In his presentation, Mr Adelaja Abereoran, the National Health Insurance Authority (NHIA), Zonal Coordinator, North Central ‘A’ Zonal office, observed that UHC advocates a holistic approach to health, taking into consideration other determinants of health beyond healthcare.
According to him, there are social determinants of health which include water, sanitation, education, agriculture, culture and religion.
He noted that the issue of qualitative health should also focus on access to facilities and to financial risk protection, through health insurance and promotion of healthy living.
Abereoran recommended that to achieve health for all “there is need for equity in access to health services, and everyone who needs services should get them, not only those who can pay for them”.
“The quality of health services should be good enough to improve the health of those receiving services; and people should be protected against financial risk, ensuring financial harm,” he said.
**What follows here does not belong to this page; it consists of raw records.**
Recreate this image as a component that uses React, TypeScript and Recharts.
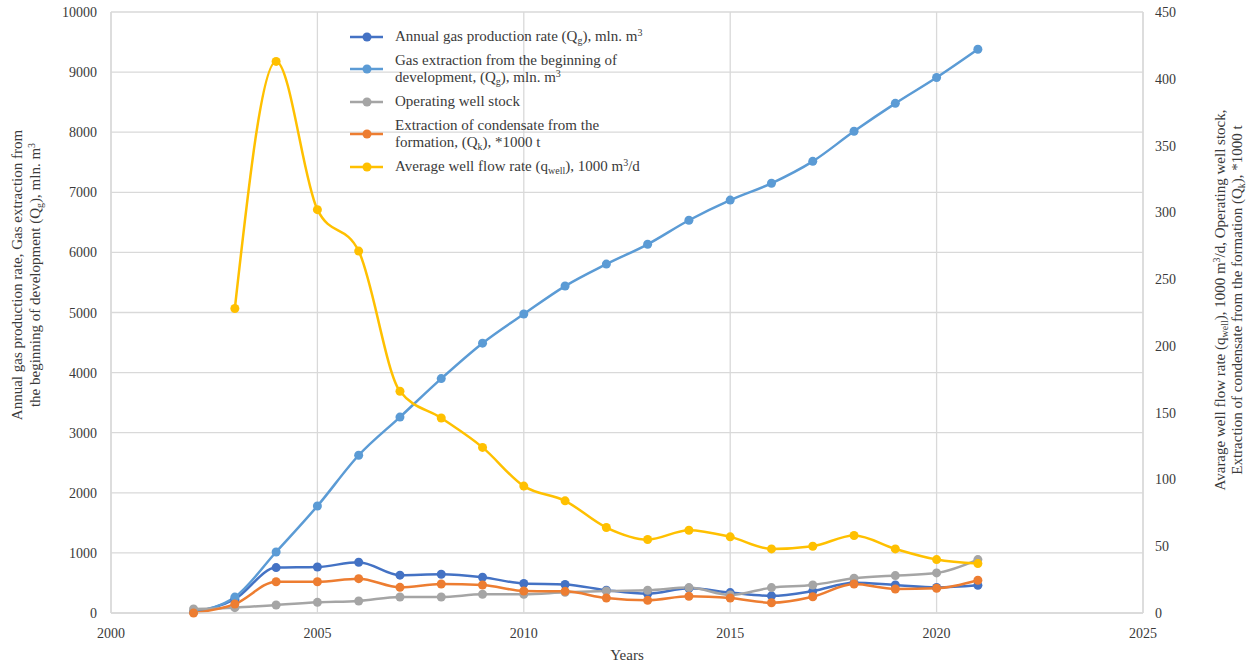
import { CartesianGrid, Legend, Line, LineChart, XAxis, YAxis } from 'recharts';

const years = [2002, 2003, 2004, 2005, 2006, 2007, 2008, 2009, 2010, 2011, 2012, 2013, 2014, 2015, 2016, 2017, 2018, 2019, 2020, 2021];

// left axis, mln. m3
const annualGas = [15, 230, 755, 765, 845, 630, 645, 595, 490, 475, 380, 320, 410, 340, 285, 365, 505, 465, 425, 460];
const cumulativeGas = [20, 265, 1015, 1780, 2625, 3260, 3900, 4490, 4975, 5440, 5805, 6135, 6535, 6870, 7150, 7515, 8015, 8480, 8910, 9380];

// right axis
const wellStock = [3, 4, 6, 8, 9, 12, 12, 14, 14, 15.5, 16.5, 17, 19, 13.5, 19, 21, 26, 28, 30, 40];
const condensate = [0, 6.7, 23.4, 23.4, 25.7, 19.2, 21.7, 21, 16.5, 16.2, 11.2, 9.5, 12.5, 11.2, 7.7, 12.2, 21.7, 18, 18.5, 24.5];
const flowRate = [null, 228, 413, 302, 271, 166, 146, 124, 95, 84, 64, 55, 62, 57, 48, 50, 58, 48, 40, 37];

const xTicks = [2000, 2005, 2010, 2015, 2020, 2025];
const leftTicks = [0, 1000, 2000, 3000, 4000, 5000, 6000, 7000, 8000, 9000, 10000];
const rightTicks = [0, 50, 100, 150, 200, 250, 300, 350, 400, 450];

const colors = {
  annualGas: '#4472C4',
  cumulativeGas: '#5B9BD5',
  wellStock: '#A5A5A5',
  condensate: '#ED7D31',
  flowRate: '#FFC000',
};

const data = years.map((year, i) => ({
  year,
  annualGas: annualGas[i],
  cumulativeGas: cumulativeGas[i],
  wellStock: wellStock[i],
  condensate: condensate[i],
  flowRate: flowRate[i],
}));

const FONT = '"Liberation Serif", "Times New Roman", serif';
const TEXT = '#3a3a3a';
const GRID = '#d9d9d9';
const svgText = { fontFamily: FONT, fontSize: 14, fill: TEXT };
const titleText = { fontFamily: FONT, fontSize: 15, fill: TEXT };

const subStyle = { fontSize: 10, lineHeight: 0, verticalAlign: 'baseline', position: 'relative' as const, top: 3 };
const supStyle = { fontSize: 10, lineHeight: 0, verticalAlign: 'baseline', position: 'relative' as const, top: -5 };

const legendItems = [
  { color: colors.annualGas, label: <>Annual gas production rate (Q<sub style={subStyle}>g</sub>), mln. m<sup style={supStyle}>3</sup></> },
  { color: colors.cumulativeGas, label: <>Gas extraction from the beginning of<br />development, (Q<sub style={subStyle}>g</sub>), mln. m<sup style={supStyle}>3</sup></> },
  { color: colors.wellStock, label: <>Operating well stock</> },
  { color: colors.condensate, label: <>Extraction of condensate from the<br />formation, (Q<sub style={subStyle}>k</sub>), *1000 t</> },
  { color: colors.flowRate, label: <>Average well flow rate (q<sub style={subStyle}>well</sub>), 1000 m<sup style={supStyle}>3</sup>/d</> },
];

const ChartLegend = () => (
  <div style={{ fontFamily: FONT, fontSize: 15, color: TEXT, lineHeight: '17px' }}>
    {legendItems.map((item, i) => (
      <div key={i} style={{ display: 'flex', alignItems: 'center', marginBottom: 7, whiteSpace: 'nowrap' }}>
        <svg width={33} height={10} style={{ marginRight: 12, flexShrink: 0 }}>
          <line x1={0} y1={5} x2={33} y2={5} stroke={item.color} strokeWidth={2.5} />
          <circle cx={17} cy={5} r={4.5} fill={item.color} />
        </svg>
        <span>{item.label}</span>
      </div>
    ))}
  </div>
);

const LeftTitle = () => (
  <g>
    <text transform="translate(17,275) rotate(-90)" x={0} y={5} textAnchor="middle" style={titleText}>
      Annual gas production rate, Gas extraction from
    </text>
    <text transform="translate(35,275) rotate(-90)" x={0} y={5} textAnchor="middle" style={titleText}>
      the beginning of development (Q<tspan style={{ fontSize: 10 }} dy={3}>g</tspan><tspan dy={-3}>), mln. m</tspan>
      <tspan style={{ fontSize: 10 }} dy={-5}>3</tspan>
    </text>
  </g>
);

const RightTitle = () => (
  <g>
    <text transform="translate(1220,300) rotate(-90)" x={0} y={5} textAnchor="middle" style={titleText}>
      Avarage well flow rate (q<tspan style={{ fontSize: 10 }} dy={3}>well</tspan><tspan dy={-3}>), 1000 m</tspan>
      <tspan style={{ fontSize: 10 }} dy={-5}>3</tspan><tspan dy={5}>/d, Operating well stock,</tspan>
    </text>
    <text transform="translate(1237,300) rotate(-90)" x={0} y={5} textAnchor="middle" style={titleText}>
      Extraction of condensate from the formation (Q<tspan style={{ fontSize: 10 }} dy={3}>k</tspan><tspan dy={-3}>), *1000 t</tspan>
    </text>
  </g>
);

const XTitle = () => (
  <text x={627} y={660} textAnchor="middle" style={titleText}>
    Years
  </text>
);

const AxisTick = (props: any) => {
  const { x, y, payload, textAnchor, orientation } = props;
  const dy = orientation === 'bottom' ? 10 : 5;
  return (
    <text x={x} y={y} dy={dy} textAnchor={textAnchor} style={svgText}>
      {payload.value}
    </text>
  );
};

const dotFor = (color: string) => ({ r: 4.5, fill: color, stroke: color, strokeWidth: 0 });

export default function App() {
  return (
    <div style={{ position: 'absolute', left: 0, top: 0, width: 1254, height: 665, background: '#fff' }}>
      <LineChart width={1254} height={665} data={data} margin={{ top: 12, right: 51, bottom: 22, left: 51 }}>
        <CartesianGrid stroke={GRID} strokeWidth={1.3} />
        <XAxis
          dataKey="year"
          type="number"
          domain={[2000, 2025]}
          ticks={xTicks}
          axisLine={{ stroke: GRID, strokeWidth: 1.3 }}
          tickLine={false}
          tickSize={0}
          tickMargin={15}
          tick={<AxisTick orientation="bottom" />}
          label={{ content: () => <XTitle /> }}
        />
        <YAxis
          domain={[0, 10000]}
          ticks={leftTicks}
          width={60}
          axisLine={{ stroke: GRID, strokeWidth: 1.3 }}
          tickLine={false}
          tickSize={0}
          tickMargin={14}
          tick={<AxisTick orientation="left" />}
          label={{ content: () => <LeftTitle /> }}
        />
        <YAxis
          yAxisId="right"
          orientation="right"
          domain={[0, 450]}
          ticks={rightTicks}
          width={60}
          axisLine={{ stroke: GRID, strokeWidth: 1.3 }}
          tickLine={false}
          tickSize={0}
          tickMargin={12}
          tick={<AxisTick orientation="right" />}
          label={{ content: () => <RightTitle /> }}
        />
        <Legend
          layout="horizontal"
          verticalAlign="middle"
          align="center"
          content={() => <ChartLegend />}
          wrapperStyle={{ position: 'absolute', left: 350, top: 28, width: 340, height: 160 }}
        />
        <Line type="monotone" dataKey="annualGas" stroke={colors.annualGas} strokeWidth={2.5}
          dot={dotFor(colors.annualGas)} activeDot={false} isAnimationActive={false} />
        <Line type="monotone" dataKey="cumulativeGas" stroke={colors.cumulativeGas} strokeWidth={2.5}
          dot={dotFor(colors.cumulativeGas)} activeDot={false} isAnimationActive={false} />
        <Line yAxisId="right" type="monotone" dataKey="wellStock" stroke={colors.wellStock} strokeWidth={2.5}
          dot={dotFor(colors.wellStock)} activeDot={false} isAnimationActive={false} />
        <Line yAxisId="right" type="monotone" dataKey="condensate" stroke={colors.condensate} strokeWidth={2.5}
          dot={dotFor(colors.condensate)} activeDot={false} isAnimationActive={false} />
        <Line yAxisId="right" type="monotone" dataKey="flowRate" stroke={colors.flowRate} strokeWidth={2.5}
          dot={dotFor(colors.flowRate)} activeDot={false} isAnimationActive={false} />
      </LineChart>
    </div>
  );
}
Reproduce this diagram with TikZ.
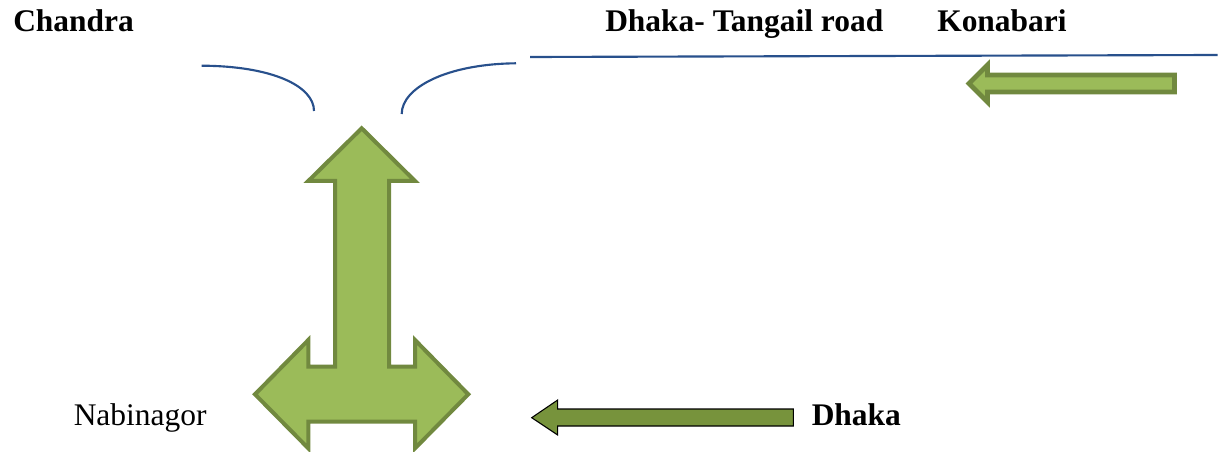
\documentclass[tikz,border=0pt]{standalone}
\usepackage{fontspec}
\setmainfont{Liberation Serif}[BoldFont={Liberation Serif Bold},ItalicFont={Liberation Serif Italic}]
\definecolor{lgreen}{HTML}{9BBB59}
\definecolor{dgreen}{HTML}{71893F}
\definecolor{mgreen}{HTML}{77933C}
\definecolor{roadblue}{RGB}{40,80,140}
\begin{document}
\begin{tikzpicture}[x=0.75pt,y=-0.75pt,
  lbl/.style={anchor=base west,inner sep=0pt,font=\fontsize{23.6}{28}\selectfont},
  blbl/.style={anchor=base west,inner sep=0pt,font=\fontsize{23.6}{28}\selectfont\bfseries},
  road/.style={draw=roadblue,line width=1.6pt},
  bigarrow/.style={fill=lgreen,draw=dgreen,line join=miter}]
\useasboundingbox (0,0) rectangle (1225,452);
% texts
\node[blbl] (chandra) at (13,31.7) {Chandra};
\node[blbl] (dtroad) at (605,31.7) {Dhaka- Tangail road};
\node[blbl] (konabari) at (937,31.7) {Konabari};
\node[lbl] (nabinagor) at (73.5,426) {Nabinagor};
\node[blbl] (dhaka) at (811.5,425.5) {Dhaka};
% roads
\draw[road] (201.7,65.7) .. controls (272,66) and (314,86) .. (314,111);
\draw[road] (401.7,114) .. controls (401.7,88) and (446,64) .. (516,63.3);
\draw[road] (530,57) -- (1217.7,55);
% three-way arrow
\draw[bigarrow,line width=3pt] (361.7,128.3) -- (415,181) -- (389,181) -- (389,366.7)
  -- (415,366.7) -- (415,340) -- (468.3,394.3) -- (415,448.3) -- (415,421.7)
  -- (308.3,421.7) -- (308.3,448.3) -- (255,394.3) -- (308.3,340) -- (308.3,366.7)
  -- (335,366.7) -- (335,181) -- (308.3,181) -- cycle;
% top right arrow
\draw[bigarrow,line width=3.5pt] (969,83.5) -- (987.5,65) -- (987.5,75) -- (1174.5,75)
  -- (1174.5,92) -- (987.5,92) -- (987.5,102) -- cycle;
% bottom arrow from Dhaka
\draw[fill=mgreen,draw=black,line width=0.8pt] (531.7,417.7) -- (557.7,400) -- (557.7,409)
  -- (793.3,409) -- (793.3,426) -- (557.7,426) -- (557.7,435) -- cycle;
\end{tikzpicture}
\end{document}
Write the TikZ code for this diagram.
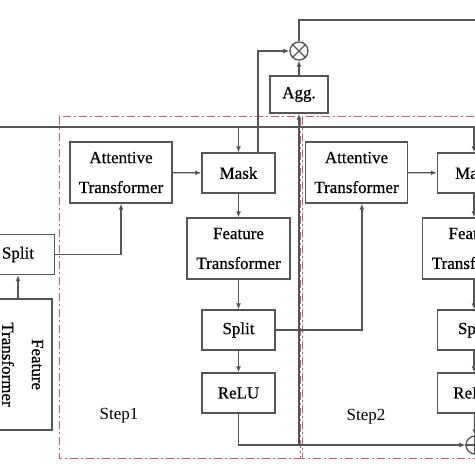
\documentclass[tikz,border=0pt]{standalone}
\usepackage{fontspec}
\setmainfont{Liberation Serif}
\newfontfamily\boxfont{Liberation Serif}[FakeBold=0.6]
\usepackage{xcolor}
\definecolor{cLine}{HTML}{555555}
\definecolor{cStep}{HTML}{C8577A}
\usepackage{tikz}
\usetikzlibrary{positioning,arrows.meta,calc}
\tikzset{
  node-box/.style={draw=cLine,line width=0.4mm,align=center,inner sep=0pt,
    font=\boxfont\fontsize{14.5}{25.5}\selectfont},
  node-att/.style={node-box,minimum width=30.6mm,minimum height=18.3mm},
  node-feat/.style={node-box,minimum width=30.9mm,minimum height=18.3mm},
  node-small/.style={node-box,minimum width=21.9mm,minimum height=12mm},
  node-op/.style={draw=cLine,line width=0.4mm,circle,minimum size=5.4mm,inner sep=0pt},
  node-label/.style={font=\fontsize{14.5}{17}\selectfont},
  arrow/.style={-{Latex[length=1.8mm,width=1.5mm]},line width=0.4mm,draw=cLine},
  line/.style={line width=0.4mm,draw=cLine},
  step-frame/.style={draw=cStep,line width=0.3mm,
    dash pattern=on 2.4mm off 1mm on 0.4mm off 1mm},
}

\begin{document}
\begin{tikzpicture}[x=0.3mm,y=-0.3mm]
  \useasboundingbox (0,0) rectangle (474,474);
  % step frames
  \draw[step-frame] (59,117) rectangle (300,458);
  \draw[step-frame] (302,117) rectangle (495,458);
  \node[node-label] (step1) at (119,416) {Step1};
  \node[node-label] (step2) at (366,417) {Step2};

  % input part
  \node[node-small] (split0) at (18,254.5) {Split};
  \node[node-box,rotate=-90,minimum width=39.3mm,minimum height=17.7mm]
    (ft0) at (22.5,364.5) {Feature\\Transformer};

  % step 1
  \node[node-att] (at1) at (121,172.5) {Attentive\\Transformer};
  \node[node-small] (mask1) at (238.5,173) {Mask};
  \node[node-feat] (ft1) at (238.5,248.5) {Feature\\Transformer};
  \node[node-small] (split1) at (238.5,330) {Split};
  \node[node-small] (relu1) at (238.5,393) {ReLU};

  % step 2
  \node[node-att] (at2) at (356.5,172.5) {Attentive\\Transformer};
  \node[node-small] (mask2) at (474,173) {Mask};
  \node[node-feat] (ft2) at (474,248.5) {Feature\\Transformer};
  \node[node-small] (split2) at (474,330) {Split};
  \node[node-small] (relu2) at (474,393) {ReLU};

  % aggregation
  \node[node-box,minimum width=17.4mm,minimum height=11.1mm] (agg) at (299,94.5) {Agg.};
  \node[node-op] (otimes) at (299,51) {};
  \draw[line] (otimes.north west) -- (otimes.south east)
              (otimes.north east) -- (otimes.south west);
  \node[node-op] (oplus) at (475,445) {};
  \draw[line] (oplus.north) -- (oplus.south) (oplus.west) -- (oplus.east);

  % connectors
  \coordinate (in-l) at (0,127);
  \coordinate (in-r) at (495,127);
  \coordinate (out-r) at (495,20);
  \draw[line] (in-l) -- (in-r);
  \draw[arrow] (mask1.north |- in-l) -- (mask1.north);
  \draw[arrow] (mask2.north |- in-l) -- (mask2.north);
  \draw[arrow] (split0.south |- ft0.west) -- (split0.south);
  \draw[arrow] (split0.east) -| (at1.south);
  \draw[arrow] (at1) -- (mask1);
  \draw[arrow] (mask1) -- (ft1);
  \draw[arrow] (ft1) -- (split1);
  \draw[arrow] (split1) -- (relu1);
  \draw[arrow] (split1.east) -| ([xshift=1.6mm]at2.south);
  \draw[arrow] (at2) -- (mask2);
  \draw[arrow] (mask2) -- (ft2);
  \draw[arrow] (ft2) -- (split2);
  \draw[arrow] (split2) -- (relu2);
  \draw[arrow] (relu2) -- (oplus);
  \draw[arrow] ([xshift=5.85mm]mask1.north) |- (otimes.west);
  \draw[arrow] (agg) -- (otimes);
  \draw[line] (otimes.north) |- (out-r);
  \draw[arrow] (relu1.south) |- (oplus.west);
  \draw[arrow] (agg.south |- oplus.west) -- (agg.south);
\end{tikzpicture}
\end{document}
He described health insurance as a system of advanced financing of medical expenses through contributions, or premium paid into a common fund or pool, to pay for all or part of specified health services (usually referred to as benefit package).
The NHIA boss said it is important for national, regional governments as well as partners and healthcare institutions to take proactive measures in prioritising health.
“Universal Health Coverage (UHC) is achievable by 2030 given appropriate legislations, implementation of policies, programmes and collaborative partnerships among stakeholders.
“The NHIA will continue to promote health insurance and put in place programmes that will facilitate the goal of health for all now and always until Nigeria fully achieves Universal Health Coverage,” he said.
Prof. Omotayo Olukemi, a Consultant Paediatrician at UITH, pointed out the need for equity for all in accessing healthcare, especially for maternal and new born care.
According to her, people should not be exposed to financial risks while accessing healthcare.
She lamented that it had become common occurrence for people to resort to selling their personal properties to access healthcare in Nigeria, as there was no financial security.
She, however, tasked everyone to contribute towards achieving UHC, adding that this can be through taxation, insurance and Medical Savings Account, among others.
Also Dr Mariam Jimoh, a Consultant Public Health Physician of the Department of Emipdemiology of UITH, relayed the history of healthcare services during the pre-colonial period, where traditional medicine was the system of healthcare delivery in communities.
She also observed that pre-colonial period, at the time of slave trade, compelled the introduction of limited facilities for medical care for their staff.
“Throughout this period, medical care facilities were available only on board the slave ships. The slave traders never ventured inland beyond the coastal areas.
“A significant adverse consequence of the slave trade was the two-way trans-continental spread of infectious diseases with dire consequences in most cases,” she said.
According to her, in contemporary times, the National Health Service (NHS) was established to provide easy access to healthcare for all Nigerians at an affordable cost through various prepayment mechanisms.
Jimoh noted that the ultimate objective is to ensure the achievement of UHC for all Nigerians.
The expert, however, observed that the scheme covers only about 10 per cent of Nigerians, adding that this left the most vulnerable population at the mercy of healthcare services that are not affordable.
She noted that “though Nigeria has made progress in the development of health sector, however, a lot still needs to be done”.
The expert called for political will on the part of the government to implement policies and strategies already developed, and also increase funding through increase in budgetary allocation for health.
Earlier, Dr Rhoda Aibinuomo, the Chief Resident of the Department of Epidemiology and Community Health, explained that this year’s theme was apt as it emphasised health for all.
She added that the programme afforded the opportunity to look back at the success that had been achieved in the public health field over the last 70 years.
“This has led to improvement in the quality of life, but a lot still has to be done if the goal of health for all must be attained,” said the expert.